Suicidio di Paolo Mendico, quando la scuola non protegge dal bullismo e dai compagni, e neanche le istituzioni della Repubblica
Non conoscevo Paolo. Ma da quando ho letto la sua storia, è come se non riuscissi a smettere di pensarci
Non conoscevo Paolo. Ma da quando ho letto la sua storia, è come se non riuscissi a smettere di pensarci. Aveva 14 anni, viveva a Santi Cosma e Damiano, un piccolo paese che potrebbe essere il mio, il tuo, quello di chiunque. Aveva i capelli lunghi, amava la musica, pescava con suo padre. Era un ragazzo come tanti, ma è stato trattato come nessuno dovrebbe mai esserlo.
Il giorno prima dell’inizio della scuola, Paolo si è tolto la vita. Ha lasciato un messaggio ai suoi compagni: “Conservatemi un posto in prima fila”. Una frase che mi ha trafitto. Perché dietro quelle parole c’è tutto: la voglia di esserci, di essere visto, di contare qualcosa. E invece, per troppo tempo, Paolo è stato ignorato, deriso, isolato.
Le ferite invisibili
Il bullismo che ha subito non era solo fatto di parole. Era fatto di sguardi, di silenzi, di esclusioni. Lo chiamavano “Paoletta”, lo prendevano in giro per i capelli, lo minacciavano. E quando la sua famiglia ha cercato aiuto, ha trovato porte chiuse, risposte vaghe, silenzi istituzionali.

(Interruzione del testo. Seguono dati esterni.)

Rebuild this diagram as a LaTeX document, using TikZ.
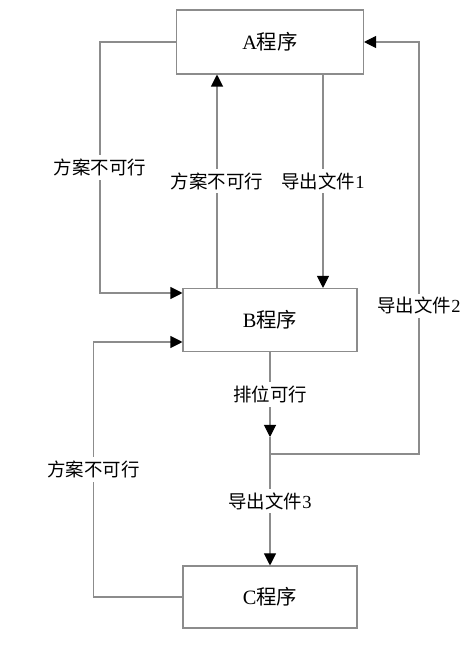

Io non so cosa sarebbe successo se qualcuno avesse ascoltato davvero. Ma so che oggi siamo tutti un po’ più poveri. Perché Paolo non c’è più, e perché il suo dolore è diventato il nostro fallimento.
E ora
La procura indaga, il Ministero manda ispettori, la scuola si difende. Ma tutto questo non riporterà Paolo indietro. Quello che possiamo smettere di voltare lo sguardo quando vediamo qualcuno in difficoltà.
La scuola dovrebbe essere un posto sicuro per tutti. Non solo per chi eccelle, non solo per chi si adatta, ma anche e soprattutto per chi è diverso, sensibile, fragile. I professori devono essere presenti, vigili, pronti a intervenire quando c’è un atto di bullismo. Non basta insegnare le materie: bisogna insegnare il rispetto, la gentilezza, il coraggio di difendere chi non riesce a farlo da solo.
Perché il bullismo non è solo un problema scolastico. È un problema culturale, sociale, umano. E finché non lo affrontiamo tutti insieme, continueremo a perdere ragazzi come Paolo.